Listen, it's pretty clear that they made last week's episode of The Bachelor a "To Be Continued" only because that Onyeka/Nicole drama was the only thing that happened in this lackluster episode. Here's what To Be Continued means: We pick up on Colton pacing the beach, and Onyeka and Nicole move their bickering from one-on-one to in front of the girls. Then Chris Harrison comes in to announce the rose ceremony, and in the least surprising moment of the episode, Onyeka and Nicole both go home. Nobody jumps the fence.
Moving on. We head immediately to Vietnam, and Hannah G., a.k.a. The Other Hannah, gets the date card this week. The Other Hannah gets this season's sexy funtime spa date, complete with clay masks and getting wrapped up in banana leaves.

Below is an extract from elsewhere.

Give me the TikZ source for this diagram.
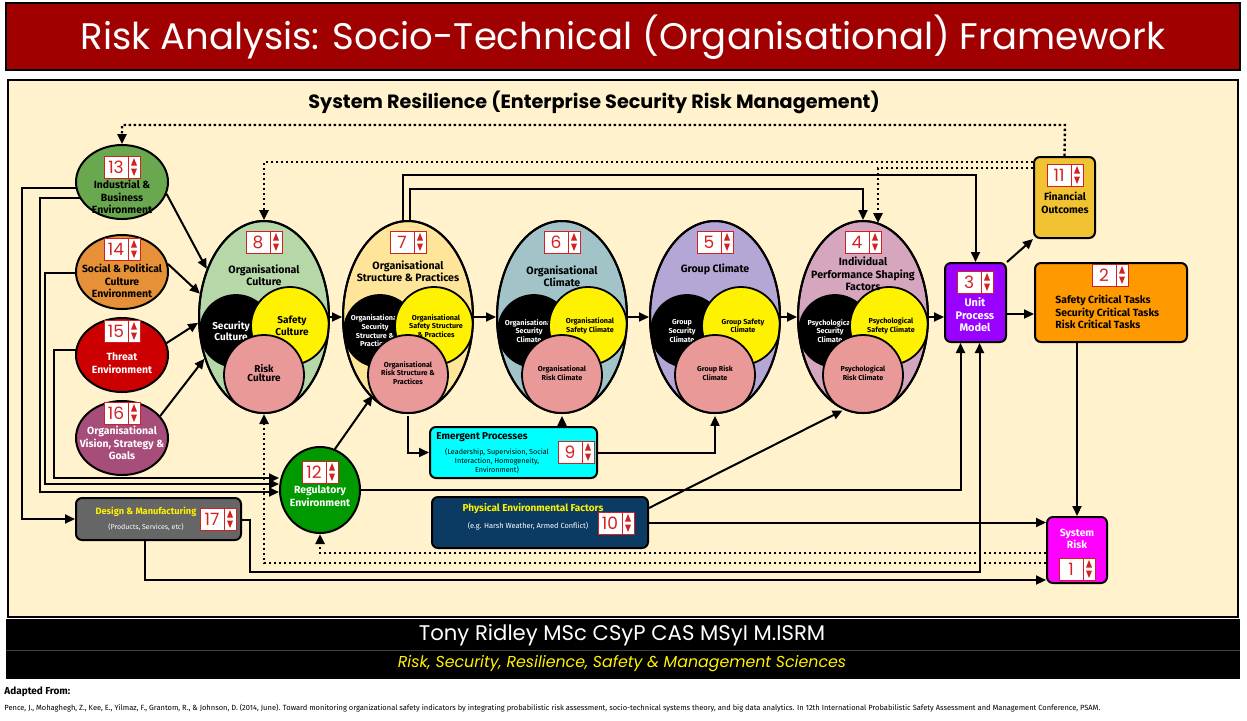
\documentclass[tikz,border=0pt]{standalone}
\usepackage{fontspec}
\setmainfont{Fira Sans}
\newfontfamily\pop{Poppins}
\usetikzlibrary{shapes.geometric,arrows.meta,calc}
\pgfdeclarelayer{panel}\pgfdeclarelayer{bg}
\pgfsetlayers{panel,bg,main}
\definecolor{titlered}{HTML}{A00000}
\definecolor{cream}{HTML}{FFF2CC}
\definecolor{bred}{HTML}{D32020}
\definecolor{c13}{HTML}{6AA84F}
\definecolor{c14}{HTML}{E69138}
\definecolor{c15}{HTML}{CC0000}
\definecolor{c16}{HTML}{A64D79}
\definecolor{c8}{HTML}{B6D7A8}
\definecolor{c7}{HTML}{FFE599}
\definecolor{c6}{HTML}{A2C4C9}
\definecolor{c5}{HTML}{B4A7D6}
\definecolor{c4}{HTML}{D5A6BD}
\definecolor{pinkc}{HTML}{EA9999}
\definecolor{c3}{HTML}{9900FF}
\definecolor{c11}{HTML}{F1C232}
\definecolor{c2}{HTML}{FF9900}
\definecolor{c1}{HTML}{FF00FF}
\definecolor{c9}{HTML}{00FFFF}
\definecolor{c10}{HTML}{0B3B63}
\definecolor{c12}{HTML}{009900}
\definecolor{c17}{HTML}{666666}
\newcommand\cf{\fontsize{5}{6}\selectfont}
\tikzset{
 pics/badge/.style={code={
  \draw[bred, fill=white, line width=0.5pt] (-18,-11) rectangle (18,11);
  \draw[bred, line width=0.4pt] (6,-11) -- (6,11);
  \node[text=bred, font=\pop\fontsize{8.5}{8.5}\selectfont, inner sep=0] at (-6,0.5) {#1};
  \fill[bred] (12,-9) -- (9,-1.5) -- (15,-1.5) -- cycle;
  \fill[bred] (12,9) -- (9,1.5) -- (15,1.5) -- cycle;
 }},
 conn/.style={line width=1pt, -{Triangle[length=5pt,width=4.5pt]}},
 dconn/.style={conn, line width=1.2pt, dash pattern=on 1.2pt off 1.3pt},
 ell/.style={ellipse, draw, line width=1pt, inner sep=0},
 circ/.style={circle, draw, line width=0.9pt, inner sep=0},
 box/.style={rectangle, rounded corners=3pt, draw, line width=1pt, inner sep=0},
 sub/.style={font=\bfseries\fontsize{3.6}{4.3}\selectfont, align=center, inner sep=0},
 ttl/.style={font=\bfseries\fontsize{5.3}{6.2}\selectfont, align=center, inner sep=0},
 lbl/.style={font=\bfseries\fontsize{5.2}{6.2}\selectfont, align=center, inner sep=0},
}
\newcommand\ellblock[9]{%
 \node[ell, fill=#3, minimum width=65pt, minimum height=96pt] (#1) at (#2,317) {};
 \begin{scope}
  \clip (#2,317) ellipse [x radius=32.5pt, y radius=48pt];
  \node[circ, fill=black, minimum size=36pt] (#1b) at (#2-28,331) {};
  \node[sub, text=white] at (#2-33,331) {#7};
  \node[circ, fill=yellow, minimum size=39pt] (#1y) at (#2+26,326) {};
  \node[sub] at (#2+28,326) {#8};
  \node[circ, fill=pinkc, minimum size=40pt] (#1r) at (#2,375) {};
  \node[sub] at (#2,373) {#9};
 \end{scope}
 \draw[line width=1pt] (#2,317) ellipse [x radius=32.5pt, y radius=48pt];
 \pic at (#2,242) {badge=#4};
 \node[ttl] at (#2,#6) {#5};
}
\begin{document}
\begin{tikzpicture}[x=0.5pt,y=-0.5pt]
\useasboundingbox (0,0) rectangle (1247,720);
\begin{pgfonlayer}{panel}
 \fill[white] (0,0) rectangle (1247,720);
 \draw[fill=titlered, line width=1pt] (6,3) rectangle (1240,70);
 \draw[fill=cream, line width=1pt] (8,80) rectangle (1238,617);
 \fill[black] (6,619) rectangle (1240,679);
 \draw[gray!50!black, line width=0.5pt] (6,650) -- (1240,650);
\end{pgfonlayer}
\node[font=\pop\fontsize{18.5}{18.5}\selectfont, text=white] (title) at (623,37) {Risk Analysis: Socio-Technical (Organisational) Framework};
\node[font=\pop\bfseries\fontsize{9.6}{9.6}\selectfont] (subtitle) at (594,102) {System Resilience (Enterprise Security Risk Management)};
\node[font=\pop\fontsize{10.6}{10.6}\selectfont, text=white] (author) at (622,635) {Tony Ridley MSc CSyP CAS MSyI M.ISRM};
\node[font=\pop\itshape\fontsize{7.9}{7.9}\selectfont, text=yellow] (tag) at (622,664) {Risk, Security, Resilience, Safety \& Management Sciences};
\node[font=\bfseries\fontsize{5}{5}\selectfont, anchor=west, inner sep=0] (adapt) at (4,692) {Adapted From:};
\node[font=\fontsize{3.75}{3.75}\selectfont, anchor=west, inner sep=0] (ref) at (4,708) {Pence, J., Mohaghegh, Z., Kee, E., Yilmaz, F., Grantom, R., \& Johnson, D. (2014, June). Toward monitoring organizational safety indicators by integrating probabilistic risk assessment, socio-technical systems theory, and big data analytics. In 12th International Probabilistic Safety Assessment and Management Conference, PSAM.};

% external environment ellipses
\node[ell, fill=c13, minimum width=46pt, minimum height=37pt] (n13) at (122,182) {};
\pic at (122,167) {badge=13};
\node[lbl] at (122,197) {Industrial \&\\Business\\Environment};
\node[ell, fill=c14, minimum width=46pt, minimum height=37pt] (n14) at (122,272) {};
\pic at (122,249) {badge=14};
\node[lbl] at (122,281) {Social \& Political\\Culture\\Environment};
\node[ell, fill=c15, minimum width=46pt, minimum height=37pt] (n15) at (122,355) {};
\pic at (122,331) {badge=15};
\node[lbl, text=white] at (122,363) {Threat\\Environment};
\node[ell, fill=c16, minimum width=46pt, minimum height=37pt] (n16) at (122,438) {};
\pic at (122,413) {badge=16};
\node[lbl, text=white] at (122,443) {Organisational\\Vision, Strategy \&\\Goals};

% main chain
\ellblock{n8}{264}{c8}{8}{Organisational\\Culture}{275}{\cf Security\\\cf Culture}{\cf Safety\\\cf Culture}{\cf Risk\\\cf Culture}
\ellblock{n7}{408}{c7}{7}{Organisational\\Structure \& Practices}{271}{Organisational\\Security\\Structure \&\\Practices}{Organisational\\Safety Structure\\\& Practices}{Organisational\\Risk Structure \&\\Practices}
\ellblock{n6}{562}{c6}{6}{Organisational\\Climate}{276}{Organisational\\Security\\Climate}{Organisational\\Safety Climate}{Organisational\\Risk Climate}
\ellblock{n5}{715}{c5}{5}{Group Climate}{269}{Group\\Security\\Climate}{Group Safety\\Climate}{Group Risk\\Climate}
\ellblock{n4}{863}{c4}{4}{Individual\\Performance Shaping\\Factors}{274}{Psychological\\Security\\Climate}{Psychological\\Safety Climate}{Psychological\\Risk Climate}

% boxes
\node[box, fill=c3, minimum width=30.5pt, minimum height=39.5pt] (n3) at (975.5,302.5) {};
\pic at (975,282) {badge=3};
\node[lbl, text=white, font=\bfseries\fontsize{5.5}{6.3}\selectfont] at (975,315) {Unit\\Process\\Model};
\node[box, fill=c11, minimum width=30.5pt, minimum height=40.5pt] (n11) at (1064.5,197.5) {};
\pic at (1065,175) {badge=11};
\node[lbl] at (1065,203) {Financial\\Outcomes};
\node[box, fill=c2, minimum width=76pt, minimum height=39.5pt] (n2) at (1111,302.5) {};
\pic at (1110,275) {badge=2};
\node[lbl, align=left, anchor=west] at (1055,312) {Safety Critical Tasks\\Security Critical Tasks\\Risk Critical Tasks};
\node[box, fill=c1, minimum width=30pt, minimum height=33pt] (n1) at (1077,550) {};
\node[lbl, text=white] at (1077,539) {System\\Risk};
\pic at (1077,569) {badge=1};
\node[box, fill=c9, minimum width=83.5pt, minimum height=25.5pt] (n9) at (513.5,452.5) {};
\node[font=\bfseries\fontsize{5}{5}\selectfont, anchor=west, inner sep=0] at (436,437) {Emergent Processes};
\node[font=\fontsize{3.6}{4.6}\selectfont, align=center, inner sep=0] at (497,461) {(Leadership, Supervision, Social\\Interaction, Homogeneity,\\Environment)};
\pic at (576,452) {badge=9};
\node[box, fill=c10, minimum width=108pt, minimum height=25.5pt] (n10) at (540,522.5) {};
\node[font=\bfseries\fontsize{5}{5}\selectfont, text=yellow, inner sep=0] at (533,509) {Physical Environmental Factors};
\node[font=\fontsize{3.7}{3.7}\selectfont, text=white, inner sep=0] at (528,526) {(e.g. Harsh Weather, Armed Conflict)};
\pic at (616,523) {badge=10};
\node[ell, fill=c12, minimum width=40pt, minimum height=43pt] (n12) at (320,490) {};
\pic at (320,472) {badge=12};
\node[lbl, text=white] at (320,496) {Regulatory\\Environment};
\node[box, fill=c17, minimum width=82.5pt, minimum height=21pt] (n17) at (158.5,519) {};
\node[font=\bfseries\fontsize{4.6}{4.6}\selectfont, text=yellow, inner sep=0] at (146,512) {Design \& Manufacturing};
\node[font=\fontsize{3.5}{3.5}\selectfont, text=white, inner sep=0] at (146,527) {(Products, Services, etc)};
\pic at (218,519) {badge=17};

\begin{pgfonlayer}{bg}
% inputs to culture
\draw[conn] (n13.-15) -- (n8.140);
\draw[conn] (n14.10) -- (n8.160);
\draw[conn] (n15.15) -- (n8.185);
\draw[conn] (n16.30) -- (n8.215);
% chain
\draw[conn] (n8.east) -- (n7.west);
\draw[conn] (n7.east) -- (n6.west);
\draw[conn] (n6.east) -- (n5.west);
\draw[conn] (n5.east) -- (n4.west);
\draw[conn] (n4.east) -- (n3.west |- n4.east);
\draw[conn] (n3.east |- 0,314) -- (n2.west |- 0,314);
\draw[conn] (n3.north east) -- (n11.south west);
\draw[conn] (n1.north |- n2.south) -- (n1.north);
% regulatory & emergent
\draw[conn] (n12.70) -- (n7r.210);
\draw[conn] (n7r.south) |- (n9.west);
\draw[conn] (n9.north -| n6r.south) -- (n6r.south);
\draw[conn] (n9.east) -| (n5r.south);
\draw[conn] ($(n10.north east)+(0,12)$) -- (n4r.240);
\draw[conn] (n10.east) -- (n1.west |- n10.east);
\draw[conn] (n12.east) -| ($(n3.south)+(-15,0)$);
\draw[conn] (n17.east |- 0,520) -- (250,520) -- (250,572) -| ($(n3.south)+(4,0)$);
\draw[conn] (n17.south -| 145,0) |- (n1.west |- 0,580);
% from structure top
\draw[conn] ($(n7.north)+(-5,2)$) -- (403,175) -| (n3.north);
\draw[conn] ($(n7.north)+(2,2)$) -- (410,189) -| (n4.north);
% dotted feedback
\draw[dconn] (n11.north) -- (1065,125) -| (n13.north);
\draw[dconn] (n11.west |- 0,162) -| (n8.north);
\draw[dconn] (n11.west |- 0,168) -| ($(n4.north)+(15,3)$);
\draw[dconn] (n1.west |- 0,553) -| (n12.south);
\draw[dconn] (n1.west |- 0,563) -| (n8.south);
% left feeds
\draw[conn] (n13.center |- 0,188) -- (22,188) |- (n17.west);
\draw[conn] (n13.center |- 0,198) -- (40,198) |- (n12.west |- 0,492);
\draw[conn] (n14.center |- 0,273) -- (45,273) |- (n12.west |- 0,484);
\draw[conn] (n15.center |- 0,350) -- (54,350) |- (n12.west |- 0,478);
\end{pgfonlayer}
\end{tikzpicture}
\end{document}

There's not a whole lot to say about this date...because The Other Hannah and Colton didn't say a lot. Like, we thought he was mackin' all over Cassie last week? I honestly thought Colton was trying to fuse his tongue to The Other Hannah's. Even their dinner-where-they-don't-eat date involves The Other Hannah talking about her parents' divorce, a topic even I know only to touch on when there's nothing else to talk about.
Back at the hotel, Demi and Sydney are showing signs of mid-season fatigue, and when the group date card has their names on it, they're crushed. And everyone is shook that this season's Who?, Kirpa, got the one-on-one date.

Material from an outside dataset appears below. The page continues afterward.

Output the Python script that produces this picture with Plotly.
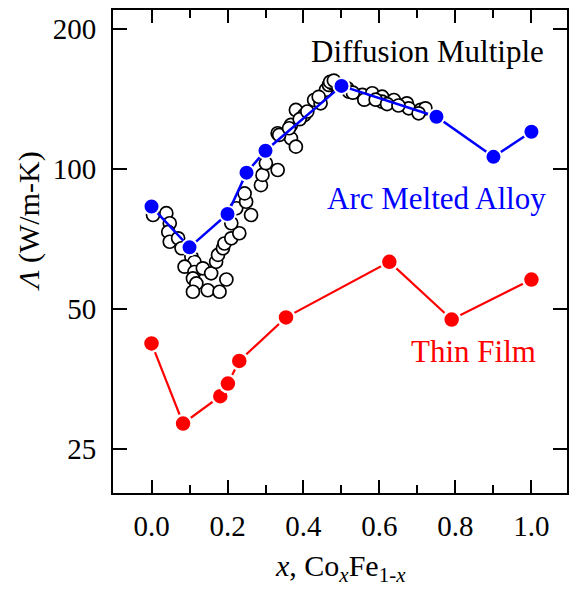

Because The Bachelor time and time again proves that its standards of women are the lowest, the group date involved the women learning the ancient Vietnamese marital art of Vovinam, because this show must take the idea of "fight for your love" seriously. "Fight For Love" is a Courtney Act song, not something we should imply women should be doing physically. But this show has always been known for its nuance. Everything goes (reasonably) well until Katie punches Demi in the face, and her being noticeably shaken leads Colton to calling the whole thing off.

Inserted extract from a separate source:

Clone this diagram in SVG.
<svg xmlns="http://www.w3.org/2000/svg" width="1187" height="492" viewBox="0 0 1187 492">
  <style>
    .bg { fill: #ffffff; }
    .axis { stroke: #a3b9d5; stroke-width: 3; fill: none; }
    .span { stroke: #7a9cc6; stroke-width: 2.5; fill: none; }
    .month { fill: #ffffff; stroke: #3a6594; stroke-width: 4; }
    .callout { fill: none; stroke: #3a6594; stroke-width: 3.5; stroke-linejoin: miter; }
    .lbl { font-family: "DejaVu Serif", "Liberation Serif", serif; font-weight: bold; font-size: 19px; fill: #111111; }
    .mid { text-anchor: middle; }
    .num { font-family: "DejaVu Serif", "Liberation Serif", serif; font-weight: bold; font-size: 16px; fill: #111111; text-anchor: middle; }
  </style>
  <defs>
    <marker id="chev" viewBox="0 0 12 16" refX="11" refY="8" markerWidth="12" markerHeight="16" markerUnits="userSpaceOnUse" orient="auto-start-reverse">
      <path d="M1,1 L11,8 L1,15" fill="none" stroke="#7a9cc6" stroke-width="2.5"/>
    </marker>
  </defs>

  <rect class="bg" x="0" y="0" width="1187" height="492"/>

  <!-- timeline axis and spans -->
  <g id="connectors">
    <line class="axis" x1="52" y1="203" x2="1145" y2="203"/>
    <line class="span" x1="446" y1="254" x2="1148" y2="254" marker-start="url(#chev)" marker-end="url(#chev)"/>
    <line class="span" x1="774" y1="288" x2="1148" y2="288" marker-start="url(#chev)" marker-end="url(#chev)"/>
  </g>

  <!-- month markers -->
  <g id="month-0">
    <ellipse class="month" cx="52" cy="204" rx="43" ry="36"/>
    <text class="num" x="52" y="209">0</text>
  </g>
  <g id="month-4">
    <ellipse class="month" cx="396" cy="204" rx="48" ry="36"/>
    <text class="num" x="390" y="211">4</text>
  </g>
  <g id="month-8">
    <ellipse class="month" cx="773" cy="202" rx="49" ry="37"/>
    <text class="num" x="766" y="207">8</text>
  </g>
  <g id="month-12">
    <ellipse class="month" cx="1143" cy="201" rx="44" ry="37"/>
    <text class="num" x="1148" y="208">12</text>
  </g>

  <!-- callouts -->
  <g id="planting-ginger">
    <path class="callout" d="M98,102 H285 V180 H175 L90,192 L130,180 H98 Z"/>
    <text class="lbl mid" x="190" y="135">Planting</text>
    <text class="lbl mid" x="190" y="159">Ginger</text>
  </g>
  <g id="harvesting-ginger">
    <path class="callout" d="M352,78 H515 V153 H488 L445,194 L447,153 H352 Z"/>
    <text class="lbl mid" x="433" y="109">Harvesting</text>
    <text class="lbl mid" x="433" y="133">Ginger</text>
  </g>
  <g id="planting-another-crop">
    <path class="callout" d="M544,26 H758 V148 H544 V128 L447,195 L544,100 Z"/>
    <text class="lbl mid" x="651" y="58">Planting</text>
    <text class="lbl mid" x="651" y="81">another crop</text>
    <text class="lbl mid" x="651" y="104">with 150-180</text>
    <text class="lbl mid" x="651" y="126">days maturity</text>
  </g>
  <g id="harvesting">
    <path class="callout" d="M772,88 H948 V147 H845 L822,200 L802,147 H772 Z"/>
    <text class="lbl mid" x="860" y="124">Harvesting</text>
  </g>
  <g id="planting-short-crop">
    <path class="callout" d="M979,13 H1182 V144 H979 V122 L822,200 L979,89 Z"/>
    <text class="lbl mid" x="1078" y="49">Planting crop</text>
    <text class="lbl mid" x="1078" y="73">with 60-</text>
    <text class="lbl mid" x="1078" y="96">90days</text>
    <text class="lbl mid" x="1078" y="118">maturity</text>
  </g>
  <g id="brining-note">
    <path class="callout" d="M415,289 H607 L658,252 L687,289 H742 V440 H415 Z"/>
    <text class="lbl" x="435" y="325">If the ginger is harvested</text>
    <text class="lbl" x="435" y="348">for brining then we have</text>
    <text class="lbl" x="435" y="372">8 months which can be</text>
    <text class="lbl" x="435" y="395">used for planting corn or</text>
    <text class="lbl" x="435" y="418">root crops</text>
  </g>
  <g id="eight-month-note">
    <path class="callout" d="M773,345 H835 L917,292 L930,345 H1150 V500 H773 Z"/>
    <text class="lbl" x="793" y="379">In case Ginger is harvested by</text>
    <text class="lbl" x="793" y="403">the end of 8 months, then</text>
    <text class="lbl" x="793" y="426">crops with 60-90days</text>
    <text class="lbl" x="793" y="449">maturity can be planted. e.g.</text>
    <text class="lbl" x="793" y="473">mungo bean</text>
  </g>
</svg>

The after-after-after-after-after-after party starts, and Colton proves he's pretty much all in with Tayshia by asking to grab her first. Meanwhile, Sydney is stewing about being on the group date in general, because, as she tells Colton when she finally gets some time with him, she feels like they haven't had enough time and he hasn't opened up to her. But once it becomes glaringly clear that he's not into her like she is him, she self-eliminates herself, telling Colton,"There are some great girls in the group. Find them. Don't be distracted by shiny things.” This becomes a recurring thought from Demi and Katie when they make their exits: Someone (or some people) is not there For The Right Reasons. Tayshia gets the group date rose.
Kirpa's date mostly consists of scuba diving and her shrugging when Colton asks if she's open to getting engaged at the end, and I laughed. It got her the rose, and that's what matters!
Demi gets ready for her time in the tank by ambushing Colton in his hotel room and thinking she's going to be the one to get in his tighty-whiteys. (I'm sorry, tell me Colton doesn't wear those.) She tells him she's falling in love with him, and Colton says, "I appreciate that." Colton decides to send Demi home rather than make her suffer through a rose ceremony knowing she'll probably be going home anyway, and she says someone isn't there for the right reasons.
There's no cocktail party this week. Nobody jumps the fence. But Katie, my beloved beautiful Katie, is going home. She wasn't long for this world anyway, but she warns Colton that someone has the wrong intentions in being there, and the camera pans to Cassie and Caelynn.